Raymond Streat was a British cotton-industry administrator whose career centered on strengthening the institutions that coordinated trade, production, and research in Lancashire and beyond. He was known for moving between business administration and public service, often acting as a bridge between employers, workers, and government. Through senior roles in Manchester commercial life and then national textile governance, he developed a reputation for disciplined administration and practical modernization. His influence persisted in the way industry cooperation and export strategy were organized during and after the mid-century period.

Early Life and Education

Raymond Streat was born in Prestwich, Lancashire, and he was educated at Manchester Grammar School until 1913, when he left to work as an office boy.
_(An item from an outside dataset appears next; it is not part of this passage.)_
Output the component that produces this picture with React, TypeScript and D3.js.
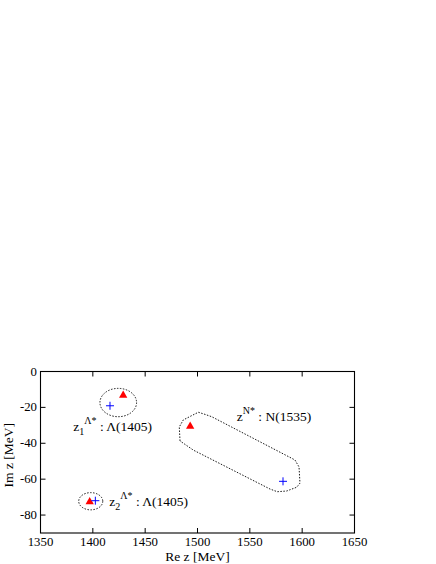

He soon enlisted against his father’s wishes and served in the First World War, during which he was wounded in France. He later left the army with the rank of Captain in 1919.

Afterward, Streat worked briefly in the insurance business in Manchester, then entered civic administration when he was selected—after competing against hundreds of applicants—as assistant secretary to the Manchester Chamber of Commerce. He rose rapidly inside the chamber, becoming secretary in January 1920 following the death of the incumbent officeholder.

Career

Raymond Streat began his professional ascent within the Manchester Chamber of Commerce, where he became assistant secretary in 1919 and secretary in January 1920. His early work placed him at the center of policy and advocacy connected to cotton trade interests in a region whose economy depended heavily on the industry. Without a family background in cotton, he nonetheless established himself in a leadership position within an organization shaped by cotton merchants.

Over the next two decades, Streat’s chamber role positioned him as a principal organizer and advocate during periods when the industry faced competitive pressure and uncertainty. He supported efforts aimed at protecting domestic and imperial markets from cheap foreign imports. He also became closely associated with broader moves toward rationalizing cotton production during the Depression-era years.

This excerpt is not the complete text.